African countries urged to speak with one voice on climate change

Friday, April 17, 2009

Zimbabwe - African countries should fight for negotiation of new measures to tackle climate change to enable them to mitigate effects of the phenomenon while achieving sustainable development.

Addressing participants to a one-day climate change roundtable this week, Zimbabwean Environment and Natural Resources Minister Francis Nhema said it was imperative for African countries to ensure their interests were co-opted in solutions to be adopted in the international negotiations.

"It is important that the interests of Africans, that is, issues of adaptation, provision of technological and financial support for adaptation and mitigation are addressed in the post Kyoto Process," he said.

Representatives of governments throughout the world will meet in Copenhagen next year to discuss a new regime of measures to combat climate change ahead of expiry of the life span of the Kyoto Protocol of 1997.

World leaders meeting at the Earth Summit in Rio De Janeiro, Brazil, in 1992 adopted the United Nations Framework Convention on Climate Change (UNFCC) in response to the global phenomenon that causes flooding, droughts and related natural disasters.

The UNFCC sets out a framework for action aimed at stabilising atmospheric concentrations of greenhouse gases that interfere with the climate system.

Since the UNFCC did not have binding provisions that compelled parties to comply, delegates at the 3rd conference of parties held in Kyoto Japan in 1997 agreed to a protocol that committed industrialized countries to achieve a mission target.

These countries agreed to reduce their overall emissions of six greenhouse gases by an average of 5.2 percent below 1990 levels between 2008 and 2012.

Under the Kyoto Protocol, developing countries can develop through direct investment for clean development mechanisms projects from developed countries that have obligation to reduce their emissions of greenhouse gases.

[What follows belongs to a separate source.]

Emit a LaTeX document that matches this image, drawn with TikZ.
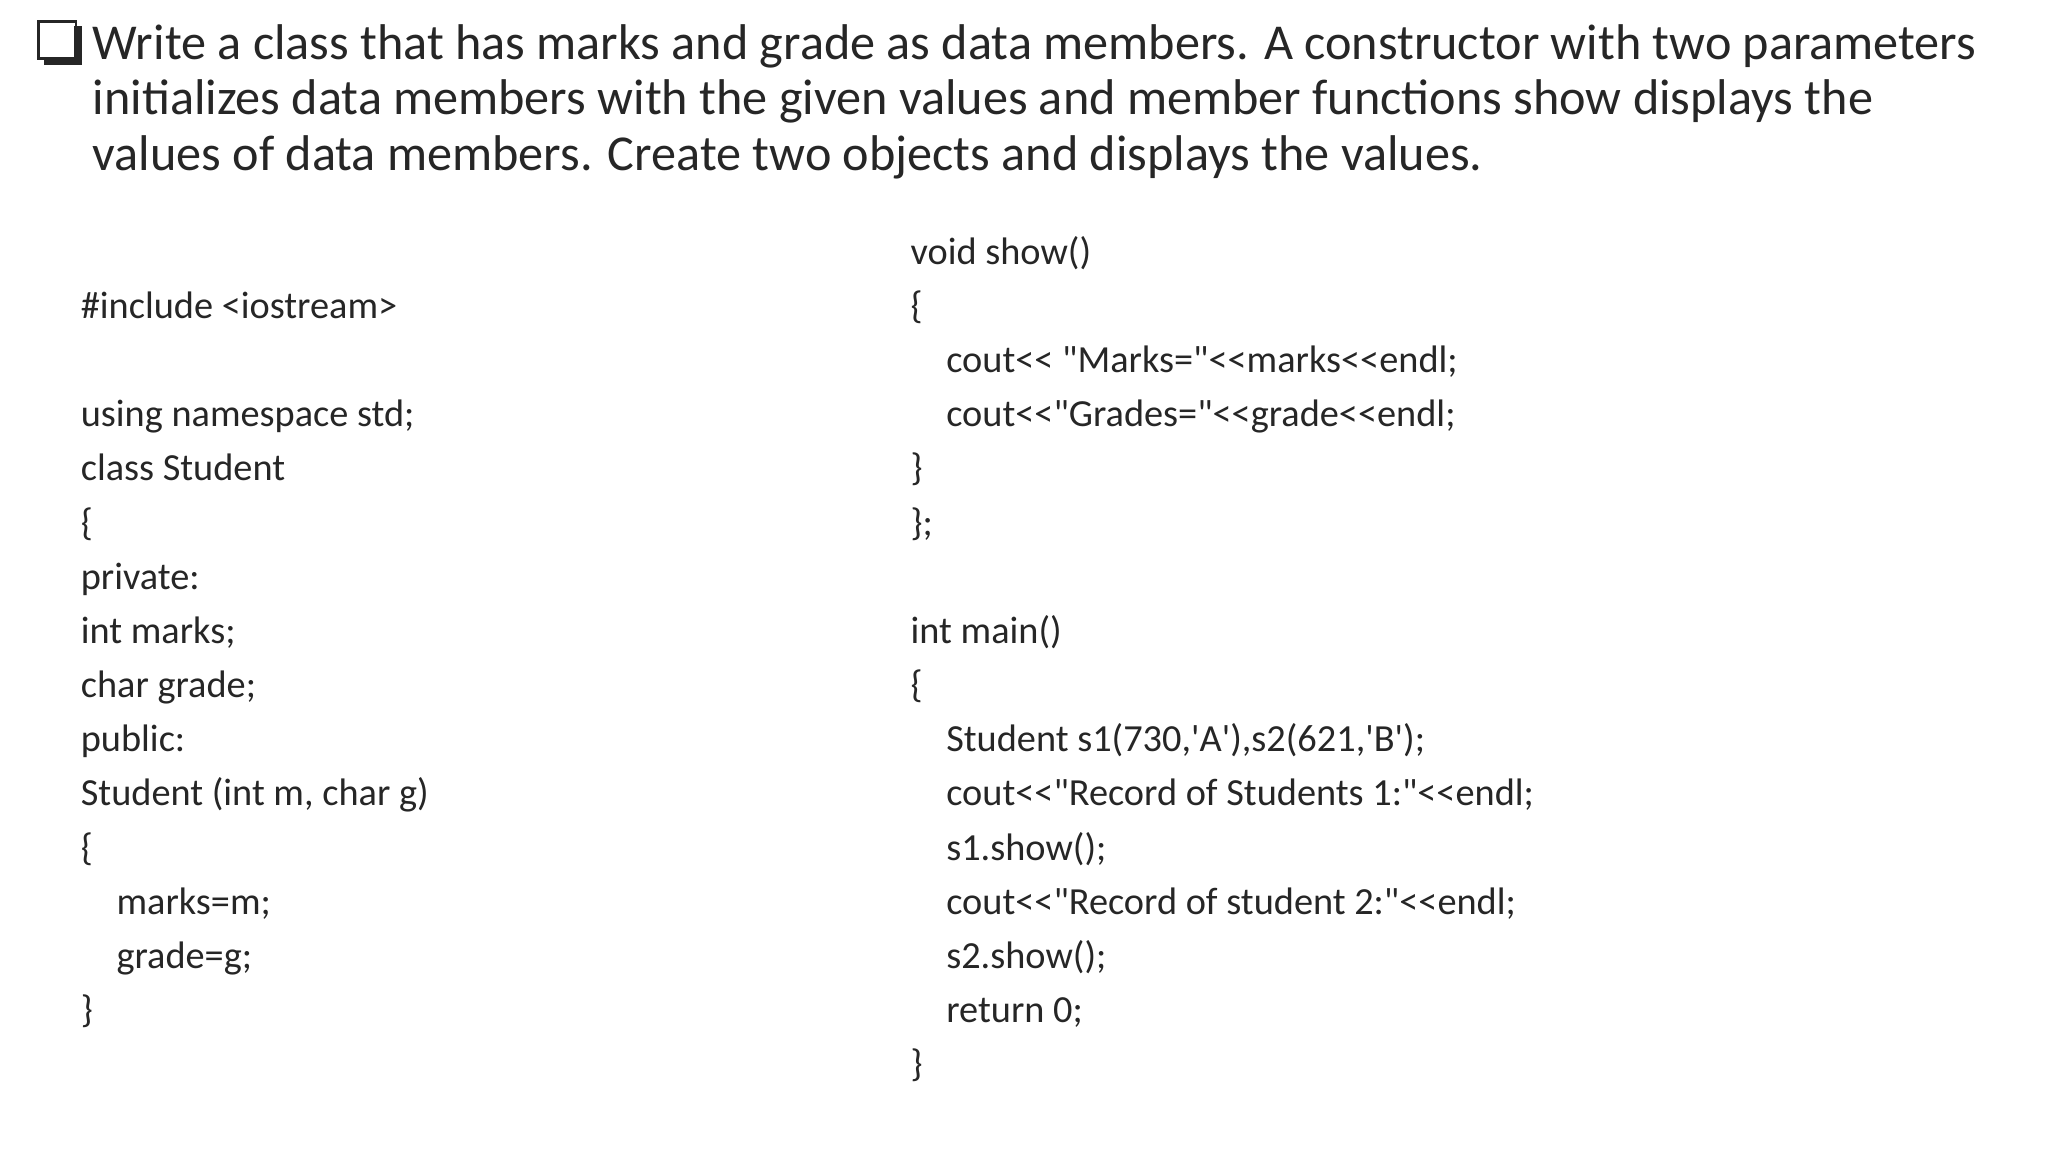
\documentclass[tikz,border=0pt]{standalone}
\usepackage{fontspec}
\newfontfamily\code{Carlito}
\begin{document}
\begin{tikzpicture}[x=1pt,y=-1pt,
  tl/.style={anchor=base west,inner sep=0pt,font=\code\fontsize{38}{44}\selectfont,text=black!85},
  cl/.style={anchor=base west,inner sep=0pt,font=\code\fontsize{29}{34}\selectfont,text=black!85}]
\useasboundingbox (0,0) rectangle (1550,872);
% checkbox
\fill[black!85] (33,20) rectangle (62,49);
\fill[white] (30.5,17.5) rectangle (56,43);
\draw[black!85,line width=2.2pt] (29,16) rectangle (57.5,44.5);
\node[tl] (t1) at (70,45) {Write a class that has marks and grade as data members. A constructor with two parameters};
\node[tl] (t2) at (70,87) {initializes data members with the given values and member functions show displays the};
\node[tl] (t3) at (70,129) {values of data members. Create two objects and displays the values.};
% left column
\foreach \y/\x/\t [count=\i] in {
 234/61/{\#include <iostream>},
 316/61/{using namespace std;},
 357/61/{class Student},
 398/61/{\{},
 439/61/{private:},
 480/61/{int marks;},
 521/61/{char grade;},
 562/61/{public:},
 603/61/{Student (int m, char g)},
 644/61/{\{},
 685/88/{marks=m;},
 726/88/{grade=g;},
 767/61/{\}}}
 \node[cl] (l\i) at (\x,\y+7) {\t};
% right column
\foreach \y/\x/\t [count=\i] in {
 193/695/{void show()},
 234/695/{\{},
 275/722/{cout<{}< "Marks="<{}<marks<{}<endl;},
 316/722/{cout<{}<"Grades="<{}<grade<{}<endl;},
 357/695/{\}},
 398/695/{\};},
 480/695/{int main()},
 521/695/{\{},
 562/722/{Student s1(730,'A'),s2(621,'B');},
 603/722/{cout<{}<"Record of Students 1:"<{}<endl;},
 644/722/{s1.show();},
 685/722/{cout<{}<"Record of student 2:"<{}<endl;},
 726/722/{s2.show();},
 767/722/{return 0;},
 808/695/{\}}}
 \node[cl] (r\i) at (\x-6,\y+7) {\t};
\end{tikzpicture}
\end{document}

African countries have, however, not benefited from the arrangement since the process is long and cumbersome.

In 2007, parties agreed to shape an ambitious and effective international response to climate change to be agreed at Copenhagen in December next year to address the post Kyoto period.

The Common Market of East and Southern Africa (COMESA) is organising roundtable meetings in member states to develop national positions that will be taken to the African Union for presentation at Copenhagen.

So far, the meetings, whose participants are drawn from industry, agriculture, and water sectors, have been held in Zambia, Democratic republic of Congo (DRC), Kenya, Eritrea, Seychelles and Zimbabwe.